Ryan told me at one point, “I knew I had this gift.” He pretty much said in the next sentence, “I didn’t ask for it, and I didn’t deserve it,” and so therefore in an odd way it carries a lot more pressure. You see it everywhere today. Some kid starts throwing hard when he’s 12, 13, 14. Somehow we think it’s easy, we think everything’s laid out for him. If anything I think if you ask many of the guys in High Heat, “Hey, this gift of a fastball, it’s almost kind of like a Midas touch isn’t it?” I think they’d probably say yes. And I think if you asked them, certainly a guy like Dalkowski or somebody, “Hey what if we could just wave a magic wand and take that back, would you agree to it?” I think a great many of them would say yeah in a heartbeat.

Speaking of Dalkowski, what does it say about how good his stuff must have been if he made this list even though he never caught on in the majors?

He almost became the number one guy and actually Earl Weaver’s the one who kind of talked me down off that a little bit, which I found amazing because Earl Weaver did as much as anybody to get Steve Dalkowski in the major leagues or to get him as close as he did, but then Earl said, “No, I can’t make him number one because he never made the majors.”

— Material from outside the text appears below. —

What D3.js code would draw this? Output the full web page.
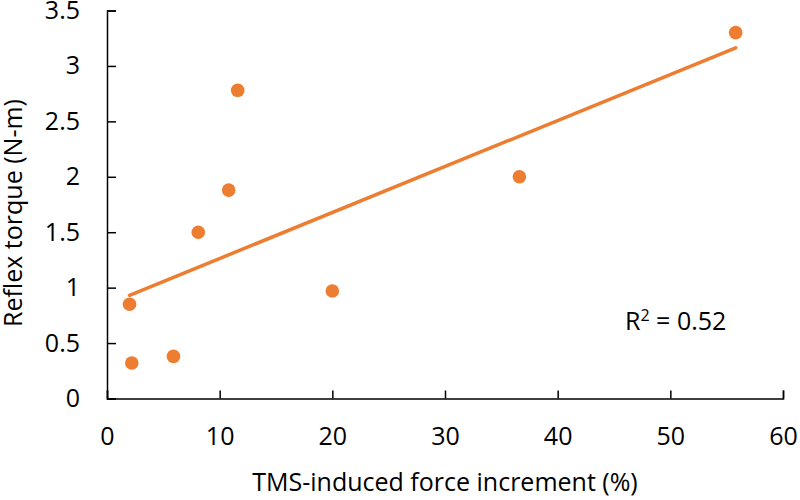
<!DOCTYPE html>
<html>
<head>
    <meta charset="utf-8" />
    <title>Reflex torque vs TMS-induced force increment</title>
    <script src="https://cdn.jsdelivr.net/npm/d3@7"></script>
    <style>
        body { margin: 0; background: #fff; }
        text { font-family: "Open Sans", sans-serif; fill: #000; }
    </style>
</head>
<body>
    <div id="chart"></div>
    <script>
        // values
        var forceIncrement = [2.0, 2.2, 5.9, 8.1, 10.8, 11.6, 20.0, 36.6, 55.8];
        var reflexTorque = [0.85, 0.32, 0.38, 1.50, 1.88, 2.78, 0.97, 2.00, 3.30];
        var xTicks = [0, 10, 20, 30, 40, 50, 60];
        var yTicks = [0, 0.5, 1, 1.5, 2, 2.5, 3, 3.5];
        var xTitle = "TMS-induced force increment (%)";
        var yTitle = "Reflex torque (N-m)";

        var width = 800, height = 500;
        var margin = { top: 10.5, right: 17, bottom: 101.5, left: 107 };
        var orange = "#ED7D31";
        var fontSize = 25;

        var svg = d3.select("#chart").append("svg")
            .attr("width", width)
            .attr("height", height);

        var x = d3.scaleLinear().domain([0, 60]).range([margin.left, width - margin.right]);
        var y = d3.scaleLinear().domain([0, 3.5]).range([height - margin.bottom, margin.top]);

        var points = forceIncrement.map((v, i) => ({ x: v, y: reflexTorque[i] }));

        // least squares trendline, same as the spreadsheet one
        var mx = d3.mean(points, d => d.x), my = d3.mean(points, d => d.y);
        var sxy = d3.sum(points, d => (d.x - mx) * (d.y - my));
        var sxx = d3.sum(points, d => (d.x - mx) * (d.x - mx));
        var syy = d3.sum(points, d => (d.y - my) * (d.y - my));
        var slope = sxy / sxx, intercept = my - slope * mx;
        var r2 = sxy * sxy / (sxx * syy);

        svg.append("g")
            .attr("transform", `translate(0,${y(0)})`)
            .call(d3.axisBottom(x).tickValues(xTicks).tickSize(-8).tickPadding(29))
            .call(g => g.selectAll("path, line").attr("stroke", "#000").attr("stroke-width", 1.5))
            .call(g => g.selectAll("text").attr("font-size", fontSize).attr("font-family", null));

        svg.append("g")
            .attr("transform", `translate(${x(0)},0)`)
            .call(d3.axisLeft(y).tickValues(yTicks).tickFormat(d3.format("")).tickSize(-9).tickPadding(27))
            .call(g => g.selectAll("path, line").attr("stroke", "#000").attr("stroke-width", 1.5))
            .call(g => g.selectAll("text").attr("font-size", fontSize).attr("font-family", null));

        var xExt = d3.extent(points, d => d.x);
        svg.append("line")
            .attr("x1", x(xExt[0])).attr("y1", y(intercept + slope * xExt[0]))
            .attr("x2", x(xExt[1])).attr("y2", y(intercept + slope * xExt[1]))
            .attr("stroke", orange)
            .attr("stroke-width", 3.5)
            .attr("stroke-linecap", "round");

        svg.append("g")
            .selectAll("circle")
            .data(points)
            .join("circle")
            .attr("cx", d => x(d.x))
            .attr("cy", d => y(d.y))
            .attr("r", 6.8)
            .attr("fill", orange);

        var r2Text = svg.append("text")
            .attr("x", 625)
            .attr("y", 330)
            .attr("font-size", fontSize);
        r2Text.append("tspan").text("R");
        r2Text.append("tspan").attr("font-size", 16).attr("dy", -9).text("2");
        r2Text.append("tspan").attr("dy", 9).text(" = " + d3.format(".2f")(r2));

        svg.append("text")
            .attr("x", 445)
            .attr("y", 491)
            .attr("text-anchor", "middle")
            .attr("font-size", fontSize)
            .text(xTitle);

        svg.append("text")
            .attr("transform", "translate(22,213) rotate(-90)")
            .attr("text-anchor", "middle")
            .attr("font-size", fontSize)
            .text(yTitle);
    </script>
</body>
</html>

You know, I think part of it is just the mythic element. You’ve seen Bull Durham, the Nuke LaLoosh character being in a sense the myth of what Dalkowski was. That was certainly helped by the fact Ron Shelton, who went on to be a Hollywood writer and director, was in the Orioles organization about four or five years behind Dalkowski. He never played on the same team as Steve, but he knew all the stories and such. The stories of his fastball are just epic, and I think that’s part of what the appeal is too; here you have a very almost very docile guy who wears spectacles at least part of his career. He doesn’t look like an athlete at all. And yet boy did he have a gift. I think in an odd way that really appeals to people. He didn’t look like a Ryan or even a Feller. He looked like some guy you’d walk by on the street, and yet you put him on a mound, granted he couldn’t throw a first strike half the time, but as near as we can tell he threw potentially 104 to maybe 107 miles per hour.

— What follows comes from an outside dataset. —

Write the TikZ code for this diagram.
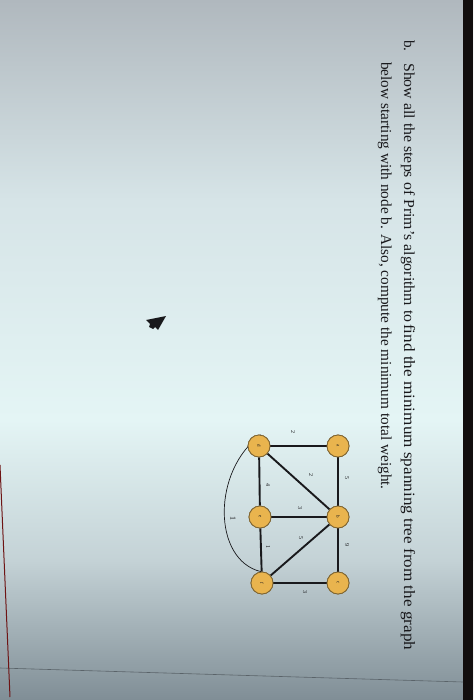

Hitting a fastball is all about timing, and it seems like with the publication of this book the timing is almost perfect in part because of all the Strasburg mania and attention. How much does that help to have the book come out in a summer where there’s so much attention to Strasburg and so much attention to pitching really?


It’s something you hope and wish for. I’ve had other books that haven’t done nearly as well as this. I’ve got a friend in publishing who talks about a book being like you carve this statue and it’s as good as you can do and you go down to the water and you throw it in and you hope it floats. I think that sums up publishing today.

Strasburg’s a huge part of it. In a way it’s kind of like Halley’s Comet coming around. Each generation seems to get caught up in another great fireballer. Certainly predecessors, you look at Feller’s generation, you go back to Walter Johnson, certainly Ryan, Koufax, JR Richard, that whole crowd. I think it’s somewhat because, you know I can take somebody who doesn’t know a great deal about baseball who certainly doesn’t know a sacrifice bunt from a hit-and-run to whatever, but I can take them to the ballpark and somebody’s throwing like a 100 miles per hour and that gets their attention. It’s something that just kind of translates very well. It’s something that all of us just kind of stand in awe of whether you’ve seen a thousand baseball games or this is your first game, it just translates.

What’s going on too is I think pitching is making a comeback. I’m currently looking at a project that may involves 1968, the year of the pitcher, and I think the pitching today is kind of getting back to that. It’s not only Strasburg right now; we’ve got some other pretty incredible fastball pitchers, too: Jimenez out with Colorado; I mentioned Lincecum; Broxton, the closer with L.A.; even this kid Chapman, the Cuban defector who I’ve been following a little bit from afar, he’s in the Reds organization, it looks like now they may make him into a closer. It’s really intriguing how we kind of went through real down time with pitching and certainly guys that could really bring it, and now we seem to be suddenly back in a golden era again certainly led by Strasburg.